Some observers say that the growing interest in art auctions is linked to the rising popularity of online auctions, which create a sense of community among like-minded people through the exchange of goods. Also, a general interest in art has emerged as more Koreans have traveled abroad and seen the great art collections of the world.
Kim Sun-heung, a director at K-Auction, explained that consumer demand is driving the increase in art auctions, which serve a function that galleries don’t provide. Auctions allow the public to decide a value for each artwork through a competitive, open market based on their own standards, not those of galleries.
Art critics say that as a form of investment, buying art provides certain pleasures quite distinct from the experience of acquiring real estate or buying stocks.
“The pricing of art was mainly decided by dealers based on the artist’s name value and the size of an artwork. This was illogical, because there hadn’t been many auctions in Korea,” says Mr. Kim. “There hadn’t been a system in which artworks were purchased through open channels. This was a major hole in the local art scene.”
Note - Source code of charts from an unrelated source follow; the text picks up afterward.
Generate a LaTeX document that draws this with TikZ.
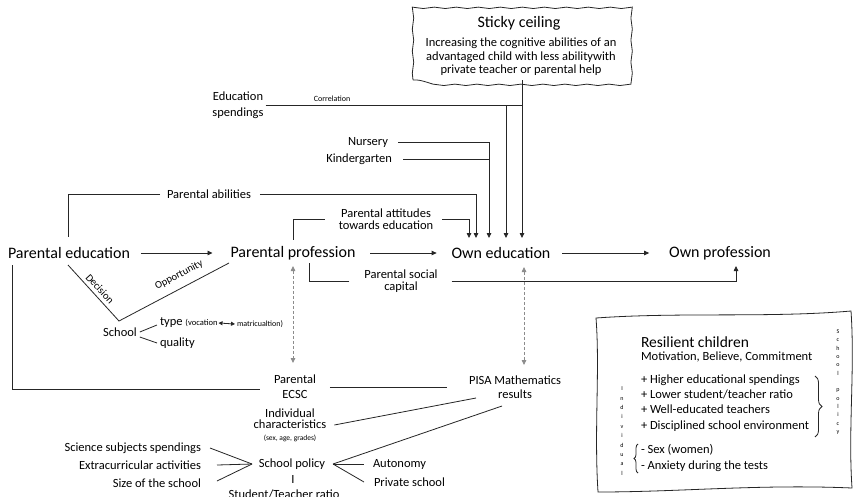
\documentclass[tikz,border=0pt]{standalone}
\usepackage{fontspec}
\setmainfont{Carlito}
\usetikzlibrary{arrows.meta,decorations.pathmorphing,decorations.pathreplacing,calc}
\begin{document}
\begin{tikzpicture}[x=1pt,y=-1pt,
  every node/.style={inner sep=0pt, outer sep=0pt},
  big/.style={font=\fontsize{16}{19}\selectfont},
  mid/.style={font=\fontsize{12.5}{15}\selectfont},
  tiny/.style={font=\fontsize{8}{9}\selectfont},
  ln/.style={draw=black!85, line width=0.8pt},
  arr/.style={ln, -{Triangle[width=4.5pt,length=5pt]}},
  dasharr/.style={draw=black!45, line width=0.8pt, dash pattern=on 3pt off 2pt,
     {Triangle[width=4.5pt,length=5pt]}-{Triangle[width=4.5pt,length=5pt]}},
  wavy/.style={ln, decorate, decoration={snake, amplitude=0.7pt, segment length=22pt}},
]
\useasboundingbox (0,0) rectangle (858,496);
\fill[white] (0,0) rectangle (858,496);

% main chain
\node[big] (pe) at (69,253) {Parental education};
\node[big] (pp) at (293,253) {Parental profession};
\node[big] (oe) at (501,253) {Own education};
\node[big] (op) at (720,253) {Own profession};
\draw[arr] ([xshift=11pt]pe.east) -- ([xshift=-18pt]pp.west);
\draw[arr] ([xshift=15pt]pp.east) -- ([xshift=-15pt]oe.west);
\draw[arr] ([xshift=12pt]oe.east) -- ([xshift=-20pt]op.west);

% arrow tips into own education
\coordinate (t1) at (469,238);
\coordinate (t2) at (476,238);
\coordinate (t3) at (489,238);
\coordinate (t4) at (506,238);
\coordinate (t5) at (522,238);

% sticky ceiling
\node[minimum width=216pt, minimum height=72pt] (sticky) at (521,44) {};
\draw[wavy] (sticky.south west) rectangle (sticky.north east);
\node[font=\fontsize{16}{19}\selectfont] (stT) at (519,23) {Sticky ceiling};
\node[font=\fontsize{12.5}{13.5}\selectfont, align=center] (stB) at (521,57) {Increasing the cognitive abilities of an\\advantaged child with less abilitywith\\private teacher or parental help};
\draw[arr] (sticky.south -| t5) -- (t5);

% education spendings
\node[font=\fontsize{12.5}{16}\selectfont, align=center] (edsp) at (238,105) {Education\\spendings};
\node[tiny] (corr) at (332,99) {Correlation};
\draw[ln] ([xshift=2pt]edsp.east) -- (edsp.east -| t5);
\draw[arr] (edsp.east -| t4) -- (t4);

% nursery / kindergarten
\node[mid, anchor=east] (nur) at (388,142) {Nursery};
\node[mid, anchor=east] (kin) at (392,159) {Kindergarten};
\draw[arr] ([xshift=10pt]nur.east) -| (t3);
\draw[ln] ([xshift=11pt]kin.east) -- (kin.east -| t3);

% parental abilities
\node[mid] (pab) at (209,194) {Parental abilities};
\coordinate (pabL) at (68,237);
\draw[ln] ([xshift=-7pt]pab.west) -| (pabL);
\draw[arr] ([xshift=9pt]pab.east) -| (t2);

% parental attitudes
\node[font=\fontsize{12.5}{12}\selectfont, align=center] (patt) at (386,219) {Parental attitudes\\towards education};
\coordinate (pattL) at (293,240);
\draw[ln] ([xshift=-14pt]patt.west) -| (pattL);
\draw[arr] ([xshift=9pt]patt.east) -| (t1);

% parental social capital
\node[font=\fontsize{12.5}{12}\selectfont, align=center] (psc) at (401,281) {Parental social\\capital};
\coordinate (pscL) at (309,263);
\coordinate (opB) at (736,266);
\draw[ln] ([xshift=-15pt]psc.west) -| (pscL);
\draw[arr] ([xshift=14pt]psc.east) -| (opB);

% decision / opportunity / school
\coordinate (dA) at (68,265);
\coordinate (sapex) at (119,321);
\coordinate (dB) at (229,263);
\draw[ln] (dA) -- (sapex) -- (dB);
\node[font=\fontsize{10.5}{11}\selectfont, rotate=-47.7] (dec) at (100,289) {Decision};
\node[font=\fontsize{10.5}{11}\selectfont, rotate=27.8] (opp) at (179,275) {Opportunity};
\node[mid] (sch) at (120,332) {School};
\node[mid, anchor=west] (typ) at (160,323) {type {\fontsize{8.5}{9}\selectfont(vocation}};
\node[tiny, anchor=west] (mat) at (237,324) {matricualtion)};
\draw[ln, {Triangle[width=4pt,length=4pt]}-{Triangle[width=4pt,length=4pt]}] ([xshift=1pt]typ.east) -- ([xshift=-2pt]mat.west);
\node[mid, anchor=west] (qua) at (160,343) {quality};
\draw[ln] ([xshift=3pt]sch.east) -- ([xshift=-3pt,yshift=-2pt]typ.west);
\draw[ln] ([xshift=3pt,yshift=-5pt]sch.east) -- ([xshift=-3pt]qua.west);

% ECSC and PISA
\node[font=\fontsize{12.5}{15}\selectfont, align=center] (ecsc) at (295,387) {Parental\\ECSC};
\node[font=\fontsize{12.5}{14.5}\selectfont, align=center] (pisa) at (515,387) {PISA Mathematics\\results};
\coordinate (d1a) at (293,266);
\coordinate (d1b) at (293,363);
\coordinate (d2a) at (524,267);
\coordinate (d2b) at (524,365);
\draw[dasharr] (d1a) -- (d1b);
\draw[dasharr] (d2a) -- (d2b);
\coordinate (Lt) at (12,265);
\coordinate (Lb) at (12,389);
\coordinate (Le) at (260,389);
\draw[ln] (Lt) -- (Lb) -- (Le);
\draw[ln] ([xshift=14pt]ecsc.east) -- ([xshift=-22pt]pisa.west);

% individual characteristics
\node[font=\fontsize{12.5}{11.5}\selectfont, align=center] (ind) at (290,425) {Individual\\characteristics\\{\fontsize{7.5}{9}\selectfont (sex, age, grades)}};
\coordinate (pI) at (476,398);
\draw[ln] ([xshift=8pt]ind.east) -- (pI);

% school policy
\node[mid] (spol) at (292,464) {School policy};
\coordinate (spR) at (333,464);
\coordinate (spL) at (252,464);
\coordinate (pS) at (502,406);
\node[mid, anchor=west] (aut) at (373,464) {Autonomy};
\node[mid, anchor=west] (pri) at (374,482) {Private school};
\draw[ln] (spR) -- (pS);
\draw[ln] (spR) -- ([xshift=-9pt]aut.west);
\draw[ln] (spR) -- ([xshift=-10pt]pri.west);
\node[mid, anchor=east] (sci) at (201,448) {Science subjects spendings};
\node[mid, anchor=east] (ext) at (201,465) {Extracurricular activities};
\node[mid, anchor=east] (siz) at (201,483) {Size of the school};
\draw[ln] ([xshift=9pt]sci.east) -- (spL);
\draw[ln] ([xshift=16pt]ext.east) -- (spL);
\draw[ln] ([xshift=16pt,yshift=2pt]siz.east) -- (spL);
\node[mid] (tick) at (293,479) {I};
\node[mid, anchor=base] (str) at (284,498) {Student/Teacher ratio};

% resilient children box
\draw[ln] (596,318) .. controls (680,312) and (770,318) .. (851,311)
  .. controls (855,370) and (848,430) .. (852,488)
  .. controls (760,484) and (680,492) .. (598,492)
  .. controls (594,430) and (600,370) .. cycle;
\node[font=\fontsize{15.5}{18}\selectfont, anchor=west] (rc) at (641,342) {Resilient children};
\node[mid, anchor=west] (mot) at (641,357) {Motivation, Believe, Commitment};
\node[font=\fontsize{12.5}{15.2}\selectfont, align=left, anchor=west] (plus) at (641,403) {+ Higher educational spendings\\+ Lower student/teacher ratio\\+ Well-educated teachers\\+ Disciplined school environment};
\node[font=\fontsize{12.5}{15.2}\selectfont, align=left, anchor=west] (minus) at (641,458) {- Sex (women)\\- Anxiety during the tests};
\coordinate (br1) at (815,376);
\coordinate (br2) at (815,437);
\coordinate (bl1) at (638,473);
\coordinate (bl2) at (638,444);
\draw[ln, decorate, decoration={brace, amplitude=7pt}] (br1) -- (br2);
\draw[ln, decorate, decoration={brace, amplitude=4pt}] (bl1) -- (bl2);
\node[font=\fontsize{6}{9.4}\selectfont, align=center] (indv) at (622,431) {I\\n\\d\\i\\v\\i\\d\\u\\a\\l};
\node[font=\fontsize{6}{8.33}\selectfont, align=center] (spv) at (838,382) {S\\c\\h\\o\\o\\l\\\mbox{}\\p\\o\\l\\i\\c\\y};
\end{tikzpicture}
\end{document}
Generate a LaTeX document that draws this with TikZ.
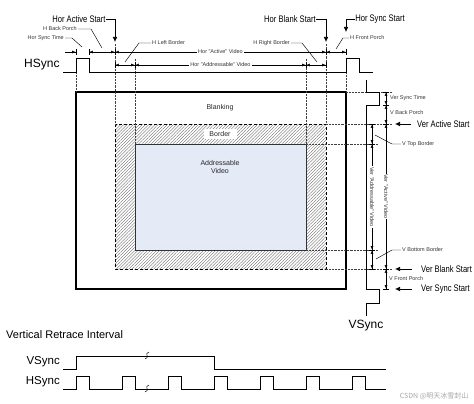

More importantly, however, collectors also enjoy art. The auction system naturally allows for cultural exchanges, linking investment results to the aesthetic side of people’s lives. It’s an open channel where the public can fully enjoy their assets while they own them, and profit when they decide to sell. The younger generation of collectors says it’s a safe yet promising way of investment compared to the volatile stock market or bank accounts with low interest rates.
But not to miss an opportunity, the traditional investment industry is also getting into the picture.
A collective of galleries, auctioneers and financial institutions recently launched an art fund, which encourages the general public to buy art rather than stocks. Hana Bank and Woori Bank have similar funds in the works.
However, this rising interest in auctions has also drawn fire from critics.
In a general meeting of the Gallery Associations of Korea, Lee Hyun-suk, a director at Kukje Gallery, criticized the auction powerhouses. “The Korean art market is distorted because a few auction houses with connections to major museums have failed to offer fair deals to consumers,” he said, referring to Seoul Auction House, which is affiliated with the Samsung-owned Gana Art Center. The largest shareholder of K-Auction, which opened recently, is Gallery Hyundai, another major commercial gallery affiliated with the Hyundai Group.